The IRS publishes Applicable Federal Rates monthly. For March 2026, the annual AFRs are 3.59% for short-term loans (three years or less), 3.93% for mid-term loans (over three years but not more than nine), and 4.72% for long-term loans (more than nine years).8Internal Revenue Service. Rev. Rul. 2026-6 A promissory note must charge at least the AFR in effect when the loan is made to avoid imputed interest problems.
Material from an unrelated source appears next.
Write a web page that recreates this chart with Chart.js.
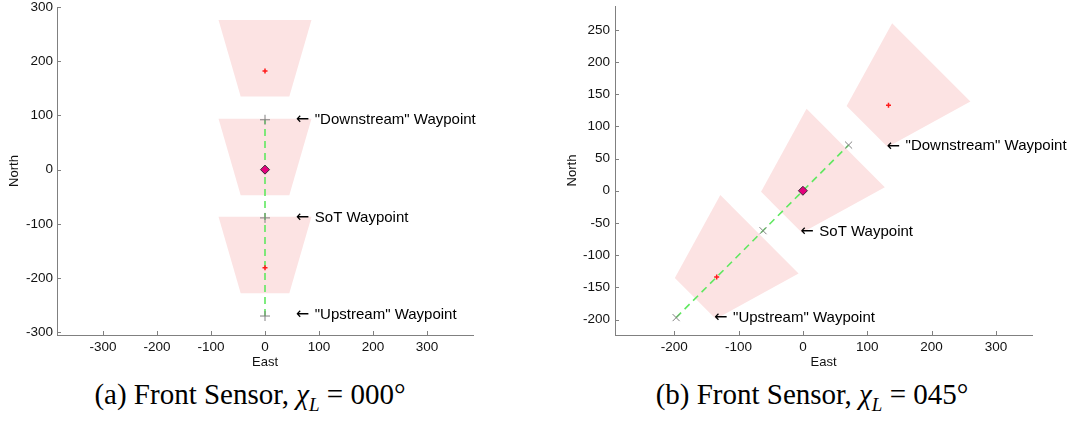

Two exceptions soften the rule for smaller loans between individuals. If total outstanding loans between two people stay at or below $10,000, the imputed interest rules generally don’t apply, unless the borrower used the money to buy income-producing assets. For loans up to $100,000, the imputed interest the lender must recognize is capped at the borrower’s net investment income for the year; if that income is $1,000 or less, no imputed interest is recognized at all.7Office of the Law Revision Counsel. 26 U.S. Code 7872 – Treatment of Loans With Below-Market Interest Rates

This is where people drafting family loans most often get tripped up. A parent lending a child $200,000 for a house at 1% interest will owe income tax on the difference between 1% and the AFR, even though the parent never collected that money. The fix is simple: charge at least the AFR and document the payments.